== SUPPLIED RECORDS
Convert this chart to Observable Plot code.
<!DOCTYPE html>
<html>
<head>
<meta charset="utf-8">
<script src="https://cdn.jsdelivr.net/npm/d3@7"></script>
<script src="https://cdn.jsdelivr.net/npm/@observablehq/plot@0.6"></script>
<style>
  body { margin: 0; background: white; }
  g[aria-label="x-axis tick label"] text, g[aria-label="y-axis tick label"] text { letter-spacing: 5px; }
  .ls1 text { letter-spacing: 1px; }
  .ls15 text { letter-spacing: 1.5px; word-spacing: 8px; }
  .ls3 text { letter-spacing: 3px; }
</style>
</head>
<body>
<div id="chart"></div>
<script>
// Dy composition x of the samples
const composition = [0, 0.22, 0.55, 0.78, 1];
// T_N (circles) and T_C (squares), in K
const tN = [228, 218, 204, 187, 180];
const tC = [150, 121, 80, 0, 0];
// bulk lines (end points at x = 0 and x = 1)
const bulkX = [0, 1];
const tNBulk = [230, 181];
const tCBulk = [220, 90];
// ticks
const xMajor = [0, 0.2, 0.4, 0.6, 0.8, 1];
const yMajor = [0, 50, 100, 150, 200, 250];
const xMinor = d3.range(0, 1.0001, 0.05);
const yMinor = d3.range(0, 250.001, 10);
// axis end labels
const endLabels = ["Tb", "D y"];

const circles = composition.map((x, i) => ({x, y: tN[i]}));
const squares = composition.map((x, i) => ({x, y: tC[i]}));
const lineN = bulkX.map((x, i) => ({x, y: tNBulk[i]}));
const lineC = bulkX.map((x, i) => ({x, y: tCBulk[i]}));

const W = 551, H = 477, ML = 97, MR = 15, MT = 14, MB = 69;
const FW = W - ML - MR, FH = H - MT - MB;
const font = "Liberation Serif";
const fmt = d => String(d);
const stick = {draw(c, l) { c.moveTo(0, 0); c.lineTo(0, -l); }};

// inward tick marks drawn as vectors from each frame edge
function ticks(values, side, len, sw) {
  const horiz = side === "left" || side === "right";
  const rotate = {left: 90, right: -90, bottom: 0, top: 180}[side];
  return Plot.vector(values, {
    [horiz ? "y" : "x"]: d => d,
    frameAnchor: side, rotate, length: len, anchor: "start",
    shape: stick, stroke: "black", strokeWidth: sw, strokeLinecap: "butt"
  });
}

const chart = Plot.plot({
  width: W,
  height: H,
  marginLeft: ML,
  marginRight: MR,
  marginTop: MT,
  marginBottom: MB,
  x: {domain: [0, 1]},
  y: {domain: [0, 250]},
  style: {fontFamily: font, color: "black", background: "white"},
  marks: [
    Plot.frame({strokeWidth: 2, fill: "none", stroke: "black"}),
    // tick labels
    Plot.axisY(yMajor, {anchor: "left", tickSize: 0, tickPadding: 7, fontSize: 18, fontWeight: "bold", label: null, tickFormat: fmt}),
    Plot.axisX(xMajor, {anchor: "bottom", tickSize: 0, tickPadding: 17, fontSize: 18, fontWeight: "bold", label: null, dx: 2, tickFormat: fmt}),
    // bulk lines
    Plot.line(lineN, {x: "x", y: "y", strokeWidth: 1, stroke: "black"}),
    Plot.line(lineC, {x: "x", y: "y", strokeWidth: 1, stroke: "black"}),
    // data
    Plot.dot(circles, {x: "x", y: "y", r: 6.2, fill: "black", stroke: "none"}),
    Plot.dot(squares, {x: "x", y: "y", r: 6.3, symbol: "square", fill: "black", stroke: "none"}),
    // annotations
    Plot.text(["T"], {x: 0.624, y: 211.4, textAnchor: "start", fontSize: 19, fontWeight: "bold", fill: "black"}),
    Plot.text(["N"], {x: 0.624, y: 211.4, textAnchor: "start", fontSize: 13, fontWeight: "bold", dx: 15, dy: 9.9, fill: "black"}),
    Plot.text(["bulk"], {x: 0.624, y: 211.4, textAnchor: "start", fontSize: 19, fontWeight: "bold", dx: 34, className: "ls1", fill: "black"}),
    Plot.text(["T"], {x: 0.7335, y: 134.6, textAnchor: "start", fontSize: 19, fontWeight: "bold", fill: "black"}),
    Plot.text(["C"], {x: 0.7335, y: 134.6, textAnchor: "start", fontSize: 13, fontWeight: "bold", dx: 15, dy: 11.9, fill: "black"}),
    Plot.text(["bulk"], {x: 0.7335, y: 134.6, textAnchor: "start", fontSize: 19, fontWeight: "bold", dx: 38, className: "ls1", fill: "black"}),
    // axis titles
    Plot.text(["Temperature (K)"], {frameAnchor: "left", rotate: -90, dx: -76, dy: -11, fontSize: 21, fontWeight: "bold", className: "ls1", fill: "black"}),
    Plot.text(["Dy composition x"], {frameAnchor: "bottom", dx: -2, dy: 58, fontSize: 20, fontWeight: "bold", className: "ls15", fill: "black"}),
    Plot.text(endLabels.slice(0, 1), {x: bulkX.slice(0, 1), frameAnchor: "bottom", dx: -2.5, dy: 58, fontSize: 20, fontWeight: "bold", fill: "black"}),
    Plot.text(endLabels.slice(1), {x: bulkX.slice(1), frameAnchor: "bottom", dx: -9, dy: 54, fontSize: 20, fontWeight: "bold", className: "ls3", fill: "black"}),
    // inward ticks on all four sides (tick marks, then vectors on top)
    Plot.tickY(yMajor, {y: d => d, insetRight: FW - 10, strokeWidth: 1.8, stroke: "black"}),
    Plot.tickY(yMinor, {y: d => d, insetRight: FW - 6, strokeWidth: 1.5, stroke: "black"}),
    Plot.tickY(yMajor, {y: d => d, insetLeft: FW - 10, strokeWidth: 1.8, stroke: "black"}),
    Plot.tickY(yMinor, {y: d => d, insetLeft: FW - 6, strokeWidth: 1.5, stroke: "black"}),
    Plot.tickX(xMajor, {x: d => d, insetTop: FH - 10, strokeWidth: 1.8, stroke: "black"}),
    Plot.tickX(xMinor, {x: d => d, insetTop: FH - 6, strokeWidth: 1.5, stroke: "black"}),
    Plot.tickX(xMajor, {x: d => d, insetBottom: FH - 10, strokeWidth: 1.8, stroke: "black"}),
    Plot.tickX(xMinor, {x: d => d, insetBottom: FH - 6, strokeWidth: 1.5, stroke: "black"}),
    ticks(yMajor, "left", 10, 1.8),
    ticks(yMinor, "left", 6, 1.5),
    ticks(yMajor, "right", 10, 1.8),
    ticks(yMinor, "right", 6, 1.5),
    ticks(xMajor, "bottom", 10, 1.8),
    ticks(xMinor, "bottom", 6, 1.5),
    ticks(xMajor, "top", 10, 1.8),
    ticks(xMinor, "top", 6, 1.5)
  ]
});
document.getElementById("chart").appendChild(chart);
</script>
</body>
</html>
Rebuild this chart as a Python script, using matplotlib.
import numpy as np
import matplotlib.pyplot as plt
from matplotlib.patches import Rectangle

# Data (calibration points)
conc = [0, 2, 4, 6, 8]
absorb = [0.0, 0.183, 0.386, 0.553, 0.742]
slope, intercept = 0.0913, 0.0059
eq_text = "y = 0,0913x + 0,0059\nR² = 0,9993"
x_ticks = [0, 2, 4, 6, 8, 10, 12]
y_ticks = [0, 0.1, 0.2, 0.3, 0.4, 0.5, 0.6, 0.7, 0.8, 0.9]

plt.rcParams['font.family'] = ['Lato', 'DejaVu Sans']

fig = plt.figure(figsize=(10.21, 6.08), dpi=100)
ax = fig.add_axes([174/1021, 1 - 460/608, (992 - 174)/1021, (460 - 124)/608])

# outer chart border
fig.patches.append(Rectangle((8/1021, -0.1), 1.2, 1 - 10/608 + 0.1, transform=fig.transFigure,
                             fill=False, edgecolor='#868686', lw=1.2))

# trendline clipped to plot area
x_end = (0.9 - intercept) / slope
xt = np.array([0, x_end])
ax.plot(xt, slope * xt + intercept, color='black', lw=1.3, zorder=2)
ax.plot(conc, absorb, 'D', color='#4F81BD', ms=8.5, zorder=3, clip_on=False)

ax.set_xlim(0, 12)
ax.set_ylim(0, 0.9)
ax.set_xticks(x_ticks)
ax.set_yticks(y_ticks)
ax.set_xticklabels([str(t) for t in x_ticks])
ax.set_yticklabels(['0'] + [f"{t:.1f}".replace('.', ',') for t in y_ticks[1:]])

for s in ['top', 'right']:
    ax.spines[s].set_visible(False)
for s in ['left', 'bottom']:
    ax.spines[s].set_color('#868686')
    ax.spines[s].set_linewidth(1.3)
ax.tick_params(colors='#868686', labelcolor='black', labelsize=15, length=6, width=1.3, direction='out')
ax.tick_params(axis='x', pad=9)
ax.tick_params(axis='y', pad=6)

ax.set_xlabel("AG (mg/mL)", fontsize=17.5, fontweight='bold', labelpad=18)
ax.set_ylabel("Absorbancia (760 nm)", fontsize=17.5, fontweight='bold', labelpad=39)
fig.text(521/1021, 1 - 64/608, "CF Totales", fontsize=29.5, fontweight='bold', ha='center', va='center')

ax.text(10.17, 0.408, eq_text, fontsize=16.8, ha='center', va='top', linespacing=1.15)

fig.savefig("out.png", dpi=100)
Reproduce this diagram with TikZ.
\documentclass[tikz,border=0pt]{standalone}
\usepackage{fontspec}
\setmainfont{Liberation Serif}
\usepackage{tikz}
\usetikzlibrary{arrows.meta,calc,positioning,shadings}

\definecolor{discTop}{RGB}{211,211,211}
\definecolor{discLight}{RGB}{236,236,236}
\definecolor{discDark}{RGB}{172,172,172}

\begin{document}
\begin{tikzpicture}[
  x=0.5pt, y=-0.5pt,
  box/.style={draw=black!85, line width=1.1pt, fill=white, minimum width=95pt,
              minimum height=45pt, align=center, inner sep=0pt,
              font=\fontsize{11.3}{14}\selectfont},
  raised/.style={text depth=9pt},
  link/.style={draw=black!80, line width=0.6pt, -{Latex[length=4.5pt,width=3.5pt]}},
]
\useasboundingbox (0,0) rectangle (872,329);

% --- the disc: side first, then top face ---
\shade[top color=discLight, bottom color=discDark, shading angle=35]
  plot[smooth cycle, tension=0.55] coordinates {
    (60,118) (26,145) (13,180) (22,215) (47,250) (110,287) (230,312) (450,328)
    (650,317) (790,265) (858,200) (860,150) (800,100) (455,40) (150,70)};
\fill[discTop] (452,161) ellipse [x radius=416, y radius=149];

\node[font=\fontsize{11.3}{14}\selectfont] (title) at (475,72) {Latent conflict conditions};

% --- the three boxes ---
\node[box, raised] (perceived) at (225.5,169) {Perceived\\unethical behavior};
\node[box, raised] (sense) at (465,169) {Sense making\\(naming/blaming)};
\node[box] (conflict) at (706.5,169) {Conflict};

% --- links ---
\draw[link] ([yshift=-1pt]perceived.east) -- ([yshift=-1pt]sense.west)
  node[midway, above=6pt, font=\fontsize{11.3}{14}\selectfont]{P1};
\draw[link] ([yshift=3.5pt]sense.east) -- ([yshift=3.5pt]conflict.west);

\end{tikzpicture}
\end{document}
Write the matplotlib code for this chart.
====
:: YOUR GOAL ::
Extract the span of lines that starts with the line containing "Rebuild this chart" and ends with the line containing "t in y_ticks[1:]])". Keep it exact and add nothing.

:: RESPONSE FOR THIS EXERCISE ::
Rebuild this chart as a Python script, using matplotlib.
import numpy as np
import matplotlib.pyplot as plt
from matplotlib.patches import Rectangle

# Data (calibration points)
conc = [0, 2, 4, 6, 8]
absorb = [0.0, 0.183, 0.386, 0.553, 0.742]
slope, intercept = 0.0913, 0.0059
eq_text = "y = 0,0913x + 0,0059\nR² = 0,9993"
x_ticks = [0, 2, 4, 6, 8, 10, 12]
y_ticks = [0, 0.1, 0.2, 0.3, 0.4, 0.5, 0.6, 0.7, 0.8, 0.9]

plt.rcParams['font.family'] = ['Lato', 'DejaVu Sans']

fig = plt.figure(figsize=(10.21, 6.08), dpi=100)
ax = fig.add_axes([174/1021, 1 - 460/608, (992 - 174)/1021, (460 - 124)/608])

# outer chart border
fig.patches.append(Rectangle((8/1021, -0.1), 1.2, 1 - 10/608 + 0.1, transform=fig.transFigure,
                             fill=False, edgecolor='#868686', lw=1.2))

# trendline clipped to plot area
x_end = (0.9 - intercept) / slope
xt = np.array([0, x_end])
ax.plot(xt, slope * xt + intercept, color='black', lw=1.3, zorder=2)
ax.plot(conc, absorb, 'D', color='#4F81BD', ms=8.5, zorder=3, clip_on=False)

ax.set_xlim(0, 12)
ax.set_ylim(0, 0.9)
ax.set_xticks(x_ticks)
ax.set_yticks(y_ticks)
ax.set_xticklabels([str(t) for t in x_ticks])
ax.set_yticklabels(['0'] + [f"{t:.1f}".replace('.', ',') for t in y_ticks[1:]])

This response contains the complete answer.